Americans just don’t like to have Canadians be a distinct ethnic group. They don’t like it. I don’t have a super-thick accent or anything, but when certain things come out, when I say “a-gaynst,” Americans don’t like it: “What are you doing, you trying to be special?”

I wonder how the success of Trailer Park Boys on Netflix could be a barometer for this. Ricky and Julian and Leahy are the most authentically Maritimer people on TV, not nearly the gap between a Maritime working-class accent and what an American on TV sounds like as there is to someone from St. John's but it's still very noticeably different. Now I'm just imagining the Byrds rolling in and taking over the Park.
posted by Space Coyote at 8:44 AM on July 13, 2018


when I say “a-gaynst,” Americans don’t like it

How do Americans say against?
posted by Ashwagandha at 10:41 AM on July 13, 2018


How do Americans say against?
Typically as though that middle a wasn't there, with an "in" sound in the middle.
posted by Four Ds at 10:58 AM on July 13, 2018


So sort of like "a-gINst"? I guess that makes sense.
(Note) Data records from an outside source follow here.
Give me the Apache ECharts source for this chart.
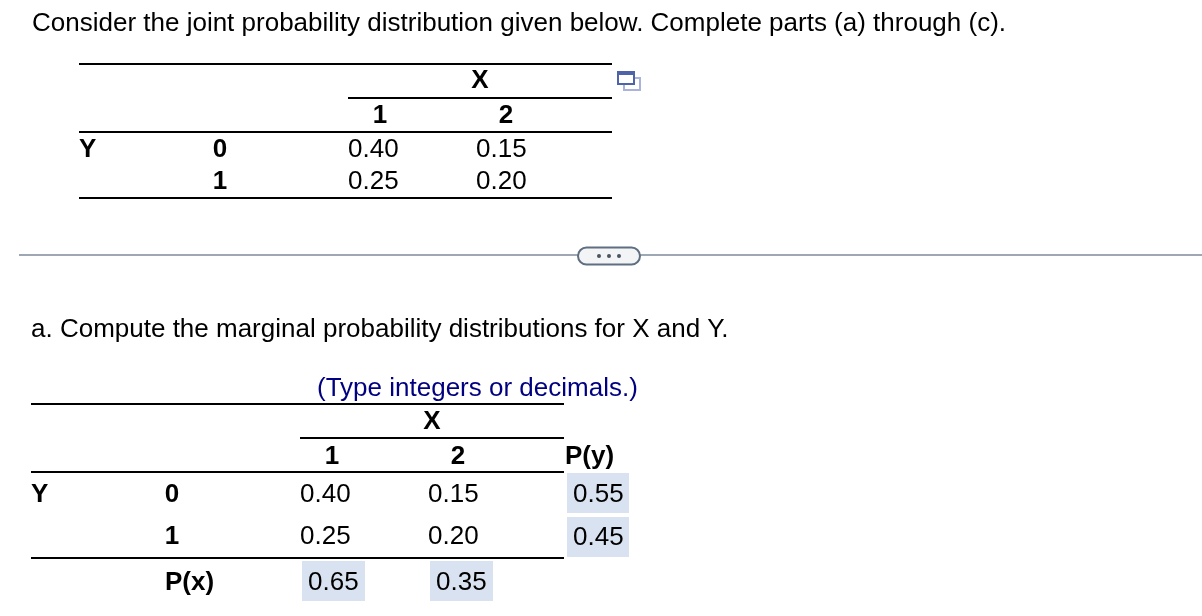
<!DOCTYPE html>
<html><head><meta charset="utf-8">
<style>html,body{margin:0;padding:0;background:#fff}#c{width:1202px;height:616px}</style>
<script src="https://cdn.jsdelivr.net/npm/echarts@6/dist/echarts.min.js"></script>
</head><body><div id="c"></div>
<script>
const questionText = "Consider the joint probability distribution given below. Complete parts (a) through (c).";
const partText = "a. Compute the marginal probability distributions for X and Y.";
const hintText = "(Type integers or decimals.)";
const xName = "X", yName = "Y";
const xCategories = ["1", "2"];
const yCategories = ["0", "1"];
const jointRow0 = ["0.40", "0.15"];
const jointRow1 = ["0.25", "0.20"];
const marginalY = ["0.55", "0.45"];
const marginalX = ["0.65", "0.35"];
const pxLabel = "P(x)", pyLabel = "P(y)";

const FONT = '"Liberation Sans", Arial, sans-serif';
const SIZE = 26, BLACK = "#000000", BOX = "#d9e2f0";
const els = [];
function txt(s, x, y, o) {
  o = o || {};
  els.push({type:"text", z:5, x:x, y:y+2, style:{text:s, fill:o.fill||BLACK,
    font:(o.bold?"bold ":"")+(o.size||SIZE)+"px "+FONT, textAlign:o.align||"left", textVerticalAlign:"middle", textBaseline:"middle"}});
}
function hline(x1,x2,y,color,w){
  els.push({type:"line", z:3, shape:{x1:x1,y1:y,x2:x2,y2:y}, style:{stroke:color||BLACK, lineWidth:w||2}});
}
function box(x,y,w,h){ els.push({type:"rect", z:1, shape:{x:x,y:y,width:w,height:h}, style:{fill:BOX}}); }

txt(questionText, 32, 22);
// first table
hline(79,612,64); hline(348,612,98); hline(79,612,132); hline(79,612,198);
txt(xName, 480, 79, {bold:true, align:"center"});
txt(xCategories[0], 380, 114, {bold:true, align:"center"});
txt(xCategories[1], 506, 114, {bold:true, align:"center"});
txt(yName, 79, 148, {bold:true});
txt(yCategories[0], 220, 148, {bold:true, align:"center"});
txt(yCategories[1], 220, 180, {bold:true, align:"center"});
txt(jointRow0[0], 348, 148); txt(jointRow0[1], 476, 148);
txt(jointRow1[0], 348, 180); txt(jointRow1[1], 476, 180);
// icon
els.push({type:"rect", z:2, shape:{x:624,y:78,width:16,height:12}, style:{fill:"#fff", stroke:"#aab3da", lineWidth:2}});
els.push({type:"rect", z:3, shape:{x:618,y:72,width:16,height:12}, style:{fill:"#fff", stroke:"#4f63a9", lineWidth:2}});
els.push({type:"rect", z:4, shape:{x:617,y:71,width:18,height:4}, style:{fill:"#4f63a9"}});
// divider
hline(19,1202,255,"#7f8a9b",1.5);
els.push({type:"rect", z:4, shape:{x:578,y:247.5,width:62,height:17,r:8.5}, style:{fill:"#f3f4f6", stroke:"#5f6e80", lineWidth:2}});
[599,609,619].forEach(x=>els.push({type:"circle", z:5, shape:{cx:x,cy:256,r:2}, style:{fill:"#4a5563"}}));
// part a
txt(partText, 31, 328);
txt(hintText, 317, 387, {fill:"#000080"});
hline(31,564,404); hline(300,564,438); hline(31,564,472); hline(31,564,558);
txt(xName, 432, 420, {bold:true, align:"center"});
txt(xCategories[0], 332, 455, {bold:true, align:"center"});
txt(xCategories[1], 458, 455, {bold:true, align:"center"});
txt(pyLabel, 565, 455, {bold:true});
txt(yName, 31, 493, {bold:true});
txt(yCategories[0], 172, 493, {bold:true, align:"center"});
txt(yCategories[1], 172, 535, {bold:true, align:"center"});
txt(pxLabel, 165, 581, {bold:true});
txt(jointRow0[0], 300, 493); txt(jointRow0[1], 428, 493);
txt(jointRow1[0], 300, 535); txt(jointRow1[1], 428, 535);
box(567,473,62,40); box(567,517,62,40); box(302,561,63,40); box(430,561,63,40);
txt(marginalY[0], 573, 493); txt(marginalY[1], 573, 536);
txt(marginalX[0], 308, 581); txt(marginalX[1], 436, 581);

const chart = echarts.init(document.getElementById("c"), null, {renderer:"canvas", width:1202, height:616});
chart.setOption({animation:false, backgroundColor:"#fff", graphic:{elements:els}});
</script></body></html>
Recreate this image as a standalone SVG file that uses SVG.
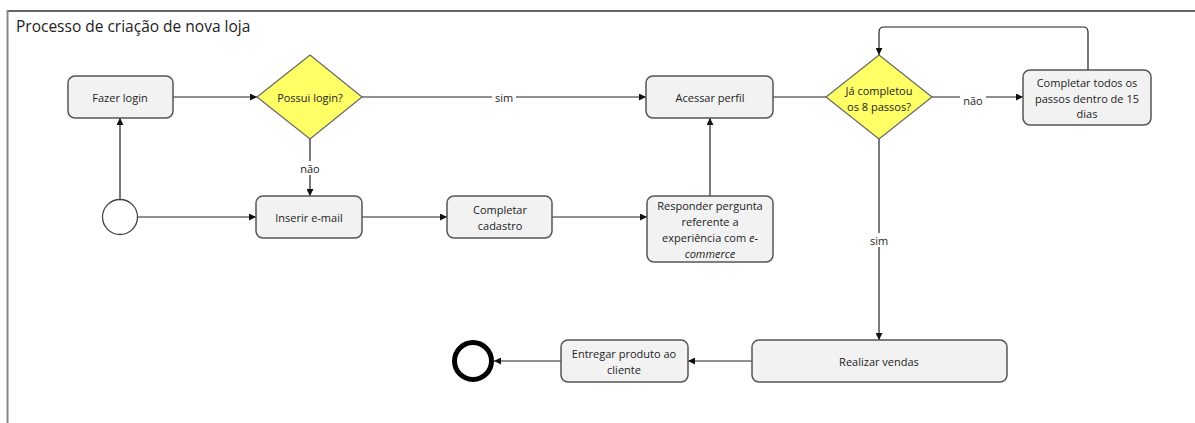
<svg xmlns="http://www.w3.org/2000/svg" width="1195" height="423" viewBox="0 0 1195 423">
<style>
text{font-family:"Open Sans","Liberation Sans",sans-serif;font-size:11px;fill:#222;text-anchor:middle;dominant-baseline:central}
.box{fill:#f2f2f2;stroke:#555;stroke-width:1.5}
.dia{fill:#ffff66;stroke:#666;stroke-width:1.2}
.c{fill:none;stroke:#222;stroke-width:1.2}
.lbl{font-size:11px}
</style>
<defs>
<marker id="ah" viewBox="0 0 10 10" refX="10" refY="5" markerWidth="7" markerHeight="7" markerUnits="userSpaceOnUse" orient="auto"><path d="M0,0 L10,5 L0,10 Z" fill="#111"/></marker>
</defs>
<rect x="0" y="0" width="1195" height="423" fill="#fff"/>
<g id="frame">
<line x1="7" y1="11" x2="1195" y2="11" stroke="#333" stroke-width="1.5"/>
<line x1="7.5" y1="10" x2="7.5" y2="423" stroke="#888" stroke-width="2"/>
<text x="16" y="26" style="font-size:15.5px;text-anchor:start">Processo de criação de nova loja</text>
</g>
<g id="connectors">
<line class="c" x1="173" y1="97" x2="257" y2="97" marker-end="url(#ah)"/>
<line class="c" x1="362" y1="97" x2="646" y2="97" marker-end="url(#ah)"/>
<line class="c" x1="773" y1="97" x2="826" y2="97"/>
<line class="c" x1="932" y1="97" x2="1023" y2="97" marker-end="url(#ah)"/>
<path class="c" d="M1088,70 V32 Q1088,27 1083,27 H884 Q879,27 879,32 V55" marker-end="url(#ah)"/>
<line class="c" x1="879" y1="139" x2="879" y2="340" marker-end="url(#ah)"/>
<line class="c" x1="752" y1="361" x2="688" y2="361" marker-end="url(#ah)"/>
<line class="c" x1="561" y1="361" x2="494" y2="361" marker-end="url(#ah)"/>
<line class="c" x1="310" y1="139" x2="310" y2="196" marker-end="url(#ah)"/>
<line class="c" x1="120" y1="199" x2="120" y2="118" marker-end="url(#ah)"/>
<line class="c" x1="137" y1="217" x2="256" y2="217" marker-end="url(#ah)"/>
<line class="c" x1="362" y1="217" x2="447" y2="217" marker-end="url(#ah)"/>
<line class="c" x1="552" y1="217" x2="647" y2="217" marker-end="url(#ah)"/>
<line class="c" x1="710" y1="196" x2="710" y2="118" marker-end="url(#ah)"/>
<rect x="492" y="90" width="24" height="14" fill="#fff"/>
<text class="lbl" x="504" y="97">sim</text>
<rect x="298" y="161" width="24" height="14" fill="#fff"/>
<text class="lbl" x="310" y="168">não</text>
<rect x="960" y="93" width="26" height="14" fill="#fff"/>
<text class="lbl" x="973" y="100">não</text>
<rect x="867" y="233" width="24" height="14" fill="#fff"/>
<text class="lbl" x="879" y="240">sim</text>
</g>
<g id="start"><circle cx="120" cy="217" r="17.5" fill="#fff" stroke="#444" stroke-width="1.3"/></g>
<g id="fazer-login"><rect class="box" x="68" y="76" width="105" height="42" rx="7"/><text x="120" y="97">Fazer login</text></g>
<g id="possui-login"><polygon class="dia" points="310,55 362,97 310,139 257,97"/><text x="310" y="97">Possui login?</text></g>
<g id="acessar-perfil"><rect class="box" x="646" y="76" width="127" height="42" rx="7"/><text x="710" y="97">Acessar perfil</text></g>
<g id="ja-completou"><polygon class="dia" points="879,55 932,97 879,139 826,97"/><text x="879" y="90">Já completou</text><text x="879" y="106">os 8 passos?</text></g>
<g id="completar-todos"><rect class="box" x="1023" y="70" width="128" height="55" rx="7"/><text x="1087" y="82">Completar todos os</text><text x="1087" y="98">passos dentro de 15</text><text x="1087" y="113">dias</text></g>
<g id="inserir-email"><rect class="box" x="256" y="196" width="106" height="42" rx="7"/><text x="309" y="217">Inserir e-mail</text></g>
<g id="completar-cadastro"><rect class="box" x="447" y="196" width="105" height="42" rx="7"/><text x="500" y="209">Completar</text><text x="500" y="225">cadastro</text></g>
<g id="responder"><rect class="box" x="647" y="196" width="126" height="66" rx="7"/><text x="710" y="205">Responder pergunta</text><text x="710" y="221">referente a</text><text x="710" y="237">experiência com <tspan font-style="italic">e-</tspan></text><text x="710" y="253" font-style="italic">commerce</text></g>
<g id="realizar-vendas"><rect class="box" x="752" y="340" width="255" height="42" rx="7"/><text x="879" y="361">Realizar vendas</text></g>
<g id="entregar"><rect class="box" x="561" y="340" width="127" height="42" rx="7"/><text x="624" y="353">Entregar produto ao</text><text x="624" y="369">cliente</text></g>
<g id="end"><circle cx="473" cy="361" r="18.5" fill="#fff" stroke="#000" stroke-width="5"/></g>
</svg>
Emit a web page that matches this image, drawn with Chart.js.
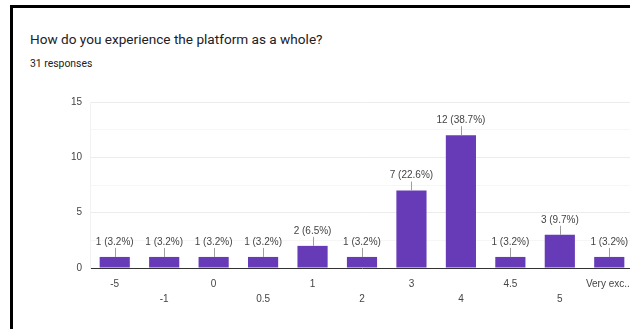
<!DOCTYPE html>
<html>
<head>
<meta charset="utf-8">
<script src="https://cdn.jsdelivr.net/npm/chart.js@4"></script>
<style>
  html, body { margin: 0; padding: 0; background: #fff; overflow: hidden; }
  body { width: 630px; height: 329px; position: relative; font-family: Roboto, Arial, sans-serif; }
  .frame { position: absolute; left: 10px; top: 5px; width: 640px; height: 340px; border-left: 3px solid #000; border-top: 3px solid #000; }
  .title { position: absolute; left: 30px; top: 31px; font-size: 13.6px; color: #202124; }
  .sub { position: absolute; left: 30px; top: 57px; font-size: 10.4px; color: #202124; }
  .wrap { position: absolute; left: 0; top: 0; width: 634px; height: 329px; }
</style>
</head>
<body>
<div class="frame"></div>
<div class="title">How do you experience the platform as a whole?</div>
<div class="sub">31 responses</div>
<div class="wrap"><canvas id="myChart"></canvas></div>
<script>
// categories, counts, percentages
const categories = ['-5', '-1', '0', '0.5', '1', '2', '3', '4', '4.5', '5', 'Very exc...'];
const counts = [1, 1, 1, 1, 2, 1, 7, 12, 1, 3, 1];
const percents = [3.2, 3.2, 3.2, 3.2, 6.5, 3.2, 22.6, 38.7, 3.2, 9.7, 3.2];
const yTicks = [0, 5, 10, 15];

const chartFont = 'Arial, "Liberation Sans", sans-serif';

// every other label goes on a second row
const xLabels = categories.map((c, i) => i % 2 === 0 ? c : ['', c]);

// value labels with a short leader line above each bar
const barLabels = {
  id: 'barLabels',
  afterDatasetsDraw(chart) {
    const ctx = chart.ctx;
    const meta = chart.getDatasetMeta(0);
    ctx.save();
    ctx.font = '10px ' + chartFont;
    ctx.textAlign = 'center';
    ctx.textBaseline = 'middle';
    meta.data.forEach((bar, i) => {
      ctx.strokeStyle = '#9e9e9e';
      ctx.lineWidth = 1;
      ctx.beginPath();
      ctx.moveTo(Math.round(bar.x) + 0.5, bar.y);
      ctx.lineTo(Math.round(bar.x) + 0.5, bar.y - 9);
      ctx.stroke();
      ctx.fillStyle = '#444';
      ctx.fillText(counts[i] + ' (' + percents[i] + '%)', bar.x, bar.y - 15);
    });
    ctx.restore();
  }
};

const ctx = document.getElementById('myChart').getContext('2d');
new Chart(ctx, {
  type: 'bar',
  data: {
    labels: xLabels,
    datasets: [{
      data: counts,
      backgroundColor: '#673ab7',
      borderColor: '#673ab7',
      categoryPercentage: 1,
      barPercentage: 0.61
    }]
  },
  options: {
    responsive: true,
    maintainAspectRatio: false,
    animation: false,
    layout: { padding: { top: 102, left: 0, right: 0, bottom: 0 } },
    plugins: { legend: { display: false }, tooltip: { enabled: false } },
    scales: {
      x: {
        grid: { display: false },
        border: { color: '#333', width: 1 },
        ticks: { color: '#444', font: { size: 10, family: chartFont, lineHeight: 1.45 }, maxRotation: 0, autoSkip: false, padding: 1 },
        afterFit(scale) { scale.height = 61; }
      },
      y: {
        min: 0,
        max: 15,
        border: { display: true, color: '#f2f2f2' },
        grid: {
          color: c => c.tick.value === 0 ? 'rgba(0,0,0,0)' : (c.tick.value % 5 === 0 ? '#ececec' : '#f6f6f6'),
          drawTicks: false
        },
        ticks: {
          stepSize: 2.5,
          color: '#444',
          font: { size: 10, family: chartFont },
          padding: 8,
          callback: v => yTicks.includes(v) ? v : ''
        },
        afterFit(scale) { scale.width = 90; }
      }
    }
  },
  plugins: [barLabels]
});
</script>
</body>
</html>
Speaking of accents, I'm curious how Letterkenny will do now that it is on Hulu.
posted by Ashwagandha at 11:23 AM on July 13, 2018 [1 favorite]


Maybe people from the Southern US say "a-ginst," but hereabouts we say, "a-genst," with a short e sound.
posted by The Underpants Monster at 11:36 AM on July 13, 2018 [1 favorite]


yeah, after a late nite oot after art school & learning about the absurdism dadism and the like, then stumblin hoem befuddled and seein this on the tele? My only thought was... This is uh something, but who would actually go to the square heads and put it on the TV?

According to the credits, Ivan Fecan, I think?